В издательстве Corpus вышел новый роман Владимира Сорокина — одновременно и продолжающий «Ледяную трилогию», и открывающий читателю нового Сорокина, внезапно проникшегося к своим героям. По просьбе Esquire Лиза Биргер рассказывает, как писателю удалось создать роман о счастье и чего тексту недостает.
Судьба писателя, которого поколение избирает главным, всегда незавидна. Он не может молчать — читатель ждет от него Слова. Но любое откровение, произнесенное писателем, окажется недостаточно хорошим. Владимир Георгиевич Сорокин попал в эту ловушку практически по своей воле. Он литературоцентричный писатель в мире, где Слово еще чрезвычайно много значит. Его жизненный проект — это проект по возвращению слов из мира тотальной бессмыслицы. Советский новояз, канцеляризмы, бульварная литература жестоко поступили с русской речью. Язык, на котором мы сегодня пытаемся общаться — или я пытаюсь написать эту статью, — с трудом переживает постоянное насилие. Сорокин превращает изнасилованные слова в метафоры, но интересует его то, что остается от многократно используемых и затертых смыслов и слов. «Доктор Гарин» — точно не самый экспериментальный роман Владимира Георгиевича (возможно, не самый литературно совершенный) — интересен тем, что показывает оптимистичный выход: с тем, что останется от языка, вполне можно жить.

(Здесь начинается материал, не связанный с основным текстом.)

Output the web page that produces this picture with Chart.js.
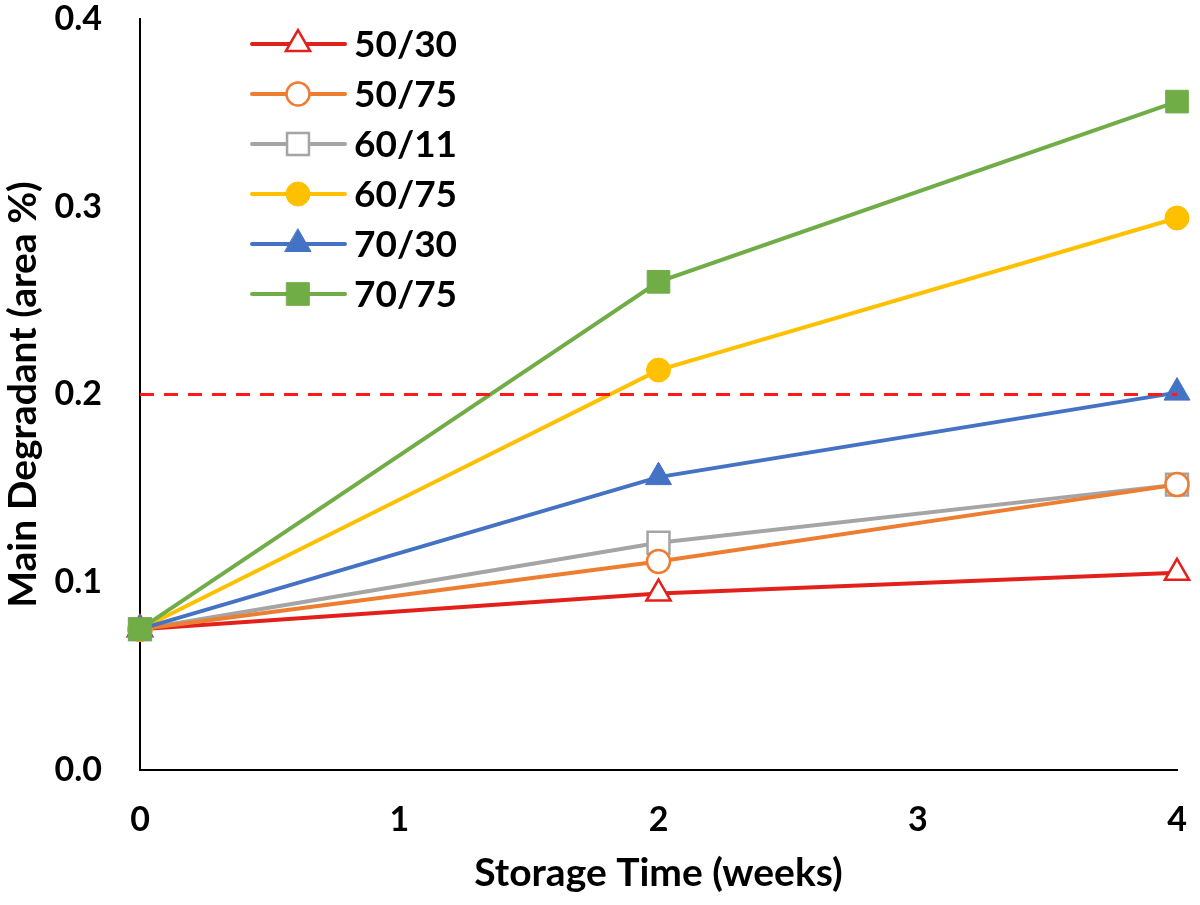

Десять лет назад в повести «Метель» Платон Ильич Гарин вез на управляемом ямщиком снежном самокате в глухую деревню Долгое вакцину от завезенной из Боливии «чернухи», болтал со своим ямщиком Перхушей о добре и зле и жестоко замерзал в снегах, не осуществив спасения даже крошечной вверенной ему части мира. Эта повесть Сорокина оказалась одной из самых дружелюбных к читателю — не просто потому, что получила кучу премий, или потому, что в ней особенно пронзительно и ясно процитированы Пушкин и Толстой и очевидна их вечная причастность к жизни русского человека. Дело в том, что прежде все романы Сорокина были про каких-то чужих, совершенно неприятных и главное непричастных к читателю героях. «Метель» же оказалась про нас — про судьбу в вечно повторяющейся русской парадигме такого же, как ты, читатель, отечественного интеллигента. Того, кто вечно рад побеседовать об устройстве мира, кто абсолютно параллелен политическим и прочим распрям, кто мечтает добиться добра, но всегда трагически погибает на полпути. Доктор Гарин — это мы. Практически каждый, кто, научился разбирать кириллические буквы, уже никогда не сможет оторваться от литературного текста.